Defunct high school athletic conference in Indiana

The State Corner Conference was an IHSAA-sanctioned conference located in far Northeast Indiana. The conference started in 1935 competing in basketball, football, and track. The league survived a major shakeup in 1941 as half of the original league left to return to their previous conferences, being replaced by smaller schools in the footprint and dropping football. Because of the league's limited offerings, the schools would also compete within their county-based leagues.

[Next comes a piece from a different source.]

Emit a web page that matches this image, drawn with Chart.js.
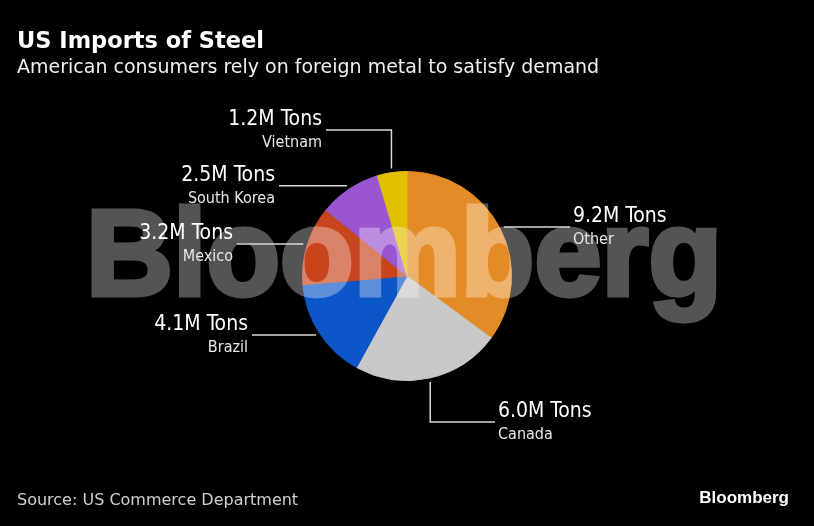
<!DOCTYPE html>
<html>
<head>
<meta charset="utf-8">
<script src="https://cdn.jsdelivr.net/npm/chart.js@4/dist/chart.umd.min.js"></script>
<style>
  html, body { margin: 0; padding: 0; background: #000; }
  canvas { display: block; }
</style>
</head>
<body>
<canvas id="steelChart" width="814" height="526"></canvas>
<script>
const titleText = 'US Imports of Steel';
const subtitleText = 'American consumers rely on foreign metal to satisfy demand';
const sourceText = 'Source: US Commerce Department';

const categories = ['Other', 'Canada', 'Brazil', 'Mexico', 'South Korea', 'Vietnam'];
const importTons = [9.2, 6.0, 4.1, 3.2, 2.5, 1.2];

const sliceColors = ['#e38c27', '#c9c9c9', '#0c56c8', '#c8441c', '#9a56d0', '#e0c000'];

// callout routing per slice: 'h' goes straight across, 'v' goes up/down first
const callouts = [
  { kind: 'h', lineX: 570 },
  { kind: 'v', lineY: 422, lineX: 495 },
  { kind: 'h', lineX: 252 },
  { kind: 'h', lineX: 237 },
  { kind: 'h', lineX: 279 },
  { kind: 'v', lineY: 130, lineX: 326 }
];

const condensed = '"DejaVu Sans Condensed", "DejaVu Sans", sans-serif';
const regular = '"DejaVu Sans", sans-serif';

const backdrop = {
  id: 'backdrop',
  beforeDraw(chart) {
    const ctx = chart.ctx;
    ctx.save();
    ctx.fillStyle = '#000';
    ctx.fillRect(0, 0, chart.width, chart.height);

    ctx.fillStyle = '#fff';
    ctx.textAlign = 'left';
    ctx.textBaseline = 'alphabetic';
    ctx.font = 'bold 22.5px ' + regular;
    ctx.fillText(titleText, 17, 48);

    ctx.fillStyle = '#f0f0f0';
    ctx.font = '19px ' + regular;
    ctx.fillText(subtitleText, 17, 73);

    ctx.fillStyle = '#d0d0d0';
    ctx.font = '16px ' + regular;
    ctx.fillText(sourceText, 17, 505);

    ctx.fillStyle = '#fff';
    ctx.font = 'bold 17px "Liberation Sans", Arial, sans-serif';
    ctx.textAlign = 'right';
    ctx.fillText('Bloomberg', 789, 503);
    ctx.restore();
  }
};

// big translucent wordmark laid over the pie (drawn opaque offscreen, then faded in)
const watermark = {
  id: 'watermark',
  afterDatasetsDraw(chart) {
    const off = document.createElement('canvas');
    off.width = chart.width;
    off.height = chart.height;
    const o = off.getContext('2d');
    o.font = 'bold 122px "Liberation Sans", Arial, sans-serif';
    o.textBaseline = 'alphabetic';
    const w = o.measureText('Bloomberg').width;
    o.translate(86, 295);
    o.scale(636 / w, 1);
    o.fillStyle = '#fff';
    o.strokeStyle = '#fff';
    o.lineWidth = 5;
    o.lineJoin = 'miter';
    o.fillText('Bloomberg', 0, 0);
    o.strokeText('Bloomberg', 0, 0);

    const ctx = chart.ctx;
    ctx.save();
    ctx.globalAlpha = 0.33;
    ctx.drawImage(off, 0, 0);
    ctx.restore();
  }
};

const calloutLabels = {
  id: 'calloutLabels',
  afterDraw(chart) {
    const ctx = chart.ctx;
    const meta = chart.getDatasetMeta(0);
    ctx.save();
    ctx.strokeStyle = '#d8d8d8';
    ctx.lineWidth = 1.5;
    meta.data.forEach((arc, i) => {
      const p = arc.getProps(['x', 'y', 'startAngle', 'endAngle', 'outerRadius'], true);
      const mid = (p.startAngle + p.endAngle) / 2;
      const px = p.x + Math.cos(mid) * (p.outerRadius + 4);
      const py = p.y + Math.sin(mid) * (p.outerRadius + 4);
      const c = callouts[i];
      let lineY = py;
      ctx.beginPath();
      ctx.moveTo(px, py);
      if (c.kind === 'v') {
        lineY = c.lineY;
        ctx.lineTo(px, lineY);
      }
      ctx.lineTo(c.lineX, lineY);
      ctx.stroke();

      const toLeft = c.lineX < px;
      const tx = toLeft ? c.lineX - 4 : c.lineX + 3;
      ctx.textAlign = toLeft ? 'right' : 'left';
      ctx.fillStyle = '#fff';
      ctx.font = '21px ' + condensed;
      ctx.fillText(importTons[i].toFixed(1) + 'M Tons', tx, lineY - 5);
      ctx.fillStyle = '#e8e8e8';
      ctx.font = '16px ' + condensed;
      ctx.fillText(categories[i], tx, lineY + 17);
    });
    ctx.restore();
  }
};

new Chart(document.getElementById('steelChart'), {
  type: 'pie',
  data: {
    labels: categories,
    datasets: [{
      data: importTons,
      backgroundColor: sliceColors,
      borderColor: sliceColors,
      borderWidth: 1
    }]
  },
  options: {
    responsive: false,
    animation: false,
    devicePixelRatio: 1,
    layout: {
      padding: { top: 171, bottom: 145, left: 0, right: 0 }
    },
    plugins: {
      legend: { display: false },
      tooltip: { enabled: false }
    }
  },
  plugins: [backdrop, watermark, calloutLabels]
});
</script>
</body>
</html>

The league would fold in 1967, as consolidation had whittled the league to three schools.

==Membership==

| School | Location | Mascot | Colors | # / County | Year joined | Previous conference | Year left | Conference joined |
|---|---|---|---|---|---|---|---|---|
| Albion^{1} | Albion | Trojans |  | 57 Noble | 1935 | Noble County | 1941 | Noble County |
| Angola^{2} | Angola | Hornets |  | 76 Steuben | 1935 | Steuben County | 1941 | Steuben County |
| Ashley^{3} | Ashley | Aces |  | 17 DeKalb | 1935 | DeKalb County | 1967 | none (consolidated into DeKalb) |
| Avilla^{1} | Avilla | Panthers |  | 57 Noble | 1935 | Noble County | 1966 | none (consolidated into East Noble) |
| Butler^{3} | Butler | Windmills |  | 17 DeKalb | 1935 | DeKalb County | 1963 | none (consolidated into Eastside) |
| Garrett | Garrett | Railroaders |  | 17 De Kalb | 1935 | Northeastern Indiana | 1941 | Northeastern Indiana |
| Lagrange^{4} | Lagrange | Lions |  | 44 La Grange | 1935 | LaGrange County | 1941 | LaGrange County |
| Waterloo^{3} | Waterloo | Wildcats |  | 17 DeKalb | 1935 | DeKalb County | 1967 | none (consolidated into DeKalb) |
| Fremont^{5} | Fremont | Eagles |  | 76 Steuben | 1941 | Steuben County | 1967 | Northeast Corner |
| Hamilton^{5} | Hamilton | Marines |  | 76 Steuben | 1941 | Steuben County | 1967 | Northeast Corner |
| Wolcottville^{4} | Wolcottville | Bulldogs |  | 44 La Grange | 1941 | LaGrange County | 1964 | none (consolidated into Lakeland) |
| Riverside | Saint Joe | Comets |  | 17 DeKalb | 1953 | none (new school) | 1963 | none (consolidated into Eastside) |
| Eastside | Butler | Blazers |  | 17 DeKalb | 1963 | none (new school) | 1967 | Independents (ACAC 1968) |

1. Played concurrently in SCC and NCC throughout membership.
2. Played concurrently in State Corner and Steuben County 1935–41.
3. Played concurrently in SCC and DCC 1935–53.
4. Played concurrently in SCC and LCC throughout membership.
5. Played concurrently in State Corner and Steuben County 1941–64, in State Corner and Bi-County 1964–66, and in State Corner and Northeast Corner 1966–67.